== RECORD SET ==
================================
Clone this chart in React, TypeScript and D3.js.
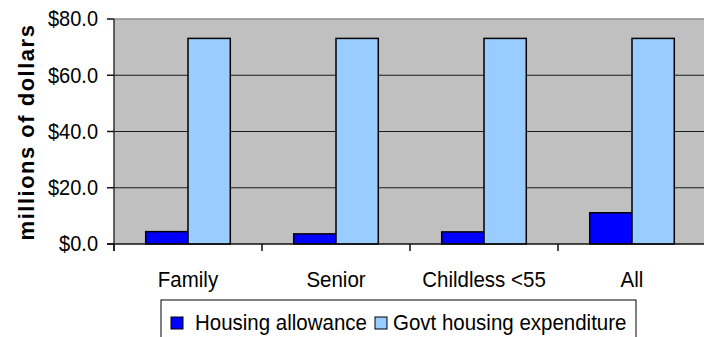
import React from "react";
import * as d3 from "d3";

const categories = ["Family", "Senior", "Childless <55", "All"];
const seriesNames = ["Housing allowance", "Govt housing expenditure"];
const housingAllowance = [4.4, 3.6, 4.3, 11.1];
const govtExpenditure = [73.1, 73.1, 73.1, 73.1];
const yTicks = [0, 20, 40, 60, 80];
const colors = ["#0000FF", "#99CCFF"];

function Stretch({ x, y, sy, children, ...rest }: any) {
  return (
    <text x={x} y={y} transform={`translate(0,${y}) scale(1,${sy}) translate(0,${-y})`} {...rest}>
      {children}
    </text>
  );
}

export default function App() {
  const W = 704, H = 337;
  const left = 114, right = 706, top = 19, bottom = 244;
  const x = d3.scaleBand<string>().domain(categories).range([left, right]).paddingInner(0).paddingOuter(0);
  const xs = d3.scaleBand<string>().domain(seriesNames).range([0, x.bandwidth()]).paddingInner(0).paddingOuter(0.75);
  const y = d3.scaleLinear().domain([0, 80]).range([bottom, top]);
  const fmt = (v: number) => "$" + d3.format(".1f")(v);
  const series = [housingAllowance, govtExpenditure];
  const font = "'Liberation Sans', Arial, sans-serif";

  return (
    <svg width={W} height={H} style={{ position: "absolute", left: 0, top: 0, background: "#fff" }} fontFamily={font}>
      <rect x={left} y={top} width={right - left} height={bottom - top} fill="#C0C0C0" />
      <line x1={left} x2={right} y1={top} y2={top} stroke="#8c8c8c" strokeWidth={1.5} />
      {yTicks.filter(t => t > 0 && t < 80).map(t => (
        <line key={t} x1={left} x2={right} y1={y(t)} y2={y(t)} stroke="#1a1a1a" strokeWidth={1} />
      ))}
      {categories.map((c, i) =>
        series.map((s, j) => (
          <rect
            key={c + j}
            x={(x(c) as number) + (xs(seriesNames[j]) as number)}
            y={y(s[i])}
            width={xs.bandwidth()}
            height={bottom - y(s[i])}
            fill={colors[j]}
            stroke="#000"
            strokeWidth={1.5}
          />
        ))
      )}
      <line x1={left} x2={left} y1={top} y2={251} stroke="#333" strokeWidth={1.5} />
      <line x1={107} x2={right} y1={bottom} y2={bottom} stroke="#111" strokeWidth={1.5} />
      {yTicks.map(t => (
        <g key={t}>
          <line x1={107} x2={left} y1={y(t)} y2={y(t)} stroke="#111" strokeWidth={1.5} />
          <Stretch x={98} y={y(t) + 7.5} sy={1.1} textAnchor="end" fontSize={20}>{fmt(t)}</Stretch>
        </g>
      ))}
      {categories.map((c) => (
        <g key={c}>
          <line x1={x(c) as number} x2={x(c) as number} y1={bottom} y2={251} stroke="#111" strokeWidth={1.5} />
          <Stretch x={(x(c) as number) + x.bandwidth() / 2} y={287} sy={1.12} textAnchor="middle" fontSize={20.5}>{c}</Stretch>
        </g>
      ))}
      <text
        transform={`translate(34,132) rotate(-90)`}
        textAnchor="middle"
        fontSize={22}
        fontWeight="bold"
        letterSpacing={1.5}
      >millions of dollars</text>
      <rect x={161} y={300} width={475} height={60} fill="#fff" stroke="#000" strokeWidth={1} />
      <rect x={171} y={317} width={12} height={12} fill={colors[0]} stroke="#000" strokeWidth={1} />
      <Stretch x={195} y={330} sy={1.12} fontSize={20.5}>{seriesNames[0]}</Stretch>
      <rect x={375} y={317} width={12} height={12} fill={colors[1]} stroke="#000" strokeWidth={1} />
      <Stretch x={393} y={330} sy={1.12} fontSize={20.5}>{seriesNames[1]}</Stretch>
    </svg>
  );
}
================================
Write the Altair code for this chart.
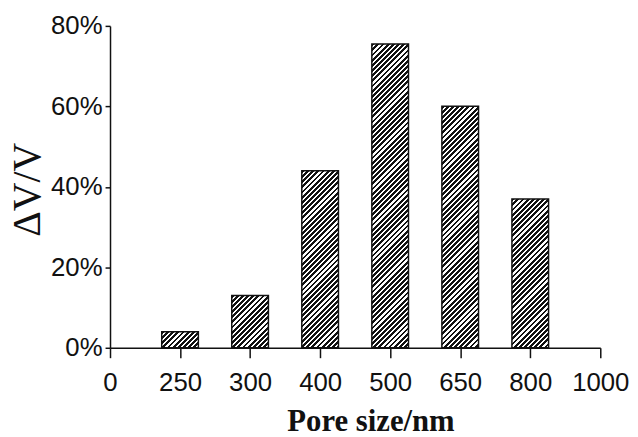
================================
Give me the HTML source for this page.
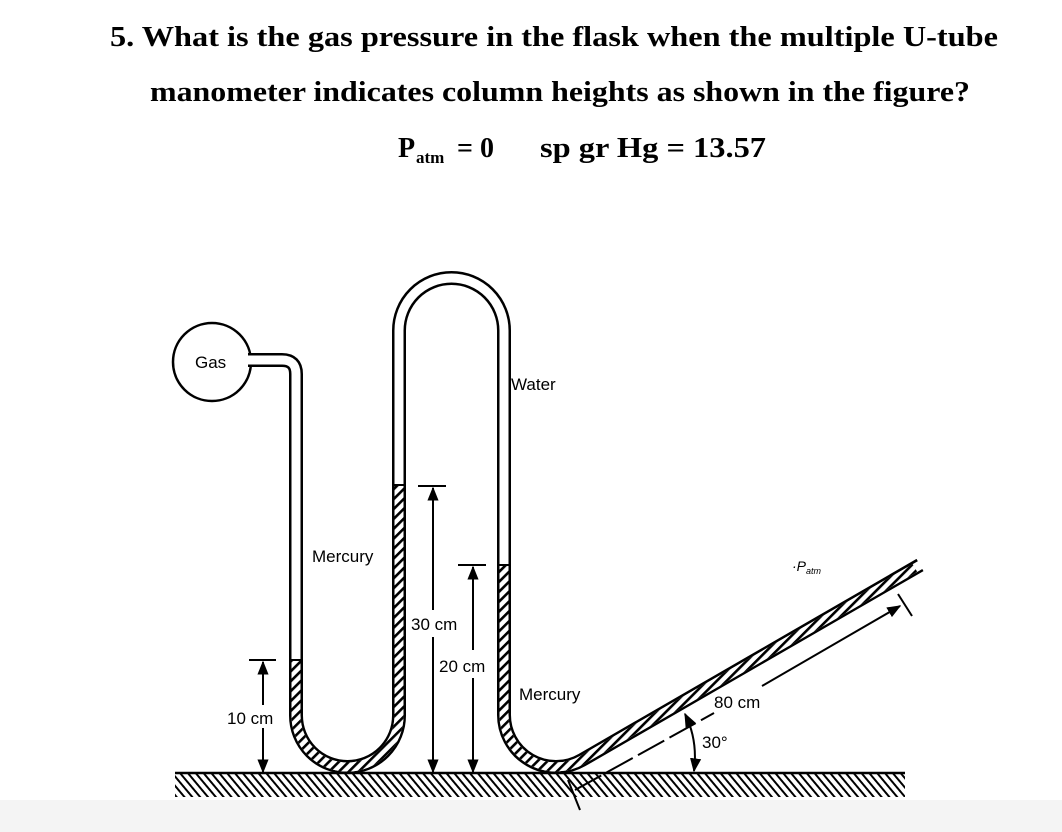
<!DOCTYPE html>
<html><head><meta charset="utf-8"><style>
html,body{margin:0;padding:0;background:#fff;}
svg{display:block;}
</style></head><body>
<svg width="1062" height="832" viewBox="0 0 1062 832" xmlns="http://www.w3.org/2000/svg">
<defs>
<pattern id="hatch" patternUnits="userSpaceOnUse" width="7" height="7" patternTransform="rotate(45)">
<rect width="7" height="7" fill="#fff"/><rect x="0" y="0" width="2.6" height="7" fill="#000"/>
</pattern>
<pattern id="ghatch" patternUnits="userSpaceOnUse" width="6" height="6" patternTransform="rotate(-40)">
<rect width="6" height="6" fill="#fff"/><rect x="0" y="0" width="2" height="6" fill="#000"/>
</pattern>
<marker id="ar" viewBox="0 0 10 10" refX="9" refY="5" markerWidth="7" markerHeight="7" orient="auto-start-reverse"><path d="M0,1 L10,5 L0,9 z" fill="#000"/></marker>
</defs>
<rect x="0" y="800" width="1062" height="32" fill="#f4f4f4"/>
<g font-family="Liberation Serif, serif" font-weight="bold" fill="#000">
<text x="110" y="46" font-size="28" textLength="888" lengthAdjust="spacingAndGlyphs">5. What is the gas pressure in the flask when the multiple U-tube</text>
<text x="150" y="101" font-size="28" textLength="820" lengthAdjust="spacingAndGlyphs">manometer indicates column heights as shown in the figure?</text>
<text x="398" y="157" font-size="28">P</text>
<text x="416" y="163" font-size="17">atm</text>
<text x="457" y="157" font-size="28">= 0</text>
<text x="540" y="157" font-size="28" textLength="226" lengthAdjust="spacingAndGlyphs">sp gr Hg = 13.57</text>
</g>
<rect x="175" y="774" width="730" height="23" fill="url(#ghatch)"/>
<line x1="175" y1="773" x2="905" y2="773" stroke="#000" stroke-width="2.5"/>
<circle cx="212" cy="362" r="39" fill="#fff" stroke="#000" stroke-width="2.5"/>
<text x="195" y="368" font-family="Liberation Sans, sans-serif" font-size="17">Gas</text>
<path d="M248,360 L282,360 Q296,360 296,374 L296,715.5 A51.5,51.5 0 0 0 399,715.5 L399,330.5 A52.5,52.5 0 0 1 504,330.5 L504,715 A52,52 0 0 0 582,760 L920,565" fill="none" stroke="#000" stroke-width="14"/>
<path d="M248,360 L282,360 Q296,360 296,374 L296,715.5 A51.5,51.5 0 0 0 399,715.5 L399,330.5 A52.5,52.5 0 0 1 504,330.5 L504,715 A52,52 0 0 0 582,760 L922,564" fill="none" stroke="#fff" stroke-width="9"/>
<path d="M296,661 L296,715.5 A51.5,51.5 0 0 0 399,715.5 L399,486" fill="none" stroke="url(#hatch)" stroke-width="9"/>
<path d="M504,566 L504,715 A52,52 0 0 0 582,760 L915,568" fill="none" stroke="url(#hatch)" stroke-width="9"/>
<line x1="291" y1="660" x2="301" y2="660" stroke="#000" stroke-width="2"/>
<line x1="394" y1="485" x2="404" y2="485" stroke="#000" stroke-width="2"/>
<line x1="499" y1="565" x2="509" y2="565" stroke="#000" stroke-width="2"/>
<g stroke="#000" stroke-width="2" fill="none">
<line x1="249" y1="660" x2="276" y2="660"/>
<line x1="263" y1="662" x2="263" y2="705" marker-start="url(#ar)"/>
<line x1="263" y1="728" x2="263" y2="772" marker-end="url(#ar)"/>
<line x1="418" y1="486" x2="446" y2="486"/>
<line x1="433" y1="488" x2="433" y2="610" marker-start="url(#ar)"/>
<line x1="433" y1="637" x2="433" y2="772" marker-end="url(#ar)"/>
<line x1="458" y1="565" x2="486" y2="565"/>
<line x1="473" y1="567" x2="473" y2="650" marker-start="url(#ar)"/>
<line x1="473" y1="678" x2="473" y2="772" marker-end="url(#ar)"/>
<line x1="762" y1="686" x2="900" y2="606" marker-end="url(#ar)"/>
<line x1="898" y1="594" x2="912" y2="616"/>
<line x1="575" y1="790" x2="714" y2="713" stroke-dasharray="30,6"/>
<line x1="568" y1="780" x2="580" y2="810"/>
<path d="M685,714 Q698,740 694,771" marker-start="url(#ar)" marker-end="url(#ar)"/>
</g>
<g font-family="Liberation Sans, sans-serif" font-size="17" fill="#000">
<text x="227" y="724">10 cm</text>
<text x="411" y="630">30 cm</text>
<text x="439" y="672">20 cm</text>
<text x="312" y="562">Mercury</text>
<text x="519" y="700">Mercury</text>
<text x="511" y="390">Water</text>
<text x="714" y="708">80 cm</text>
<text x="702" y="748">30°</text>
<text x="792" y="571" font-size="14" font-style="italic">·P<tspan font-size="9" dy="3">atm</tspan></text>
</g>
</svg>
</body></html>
================================
== WHAT IS ASKED ==
Report how many lines in the data contain the word "React", with no words besides the number.

== CORRECT OUTPUT ==
2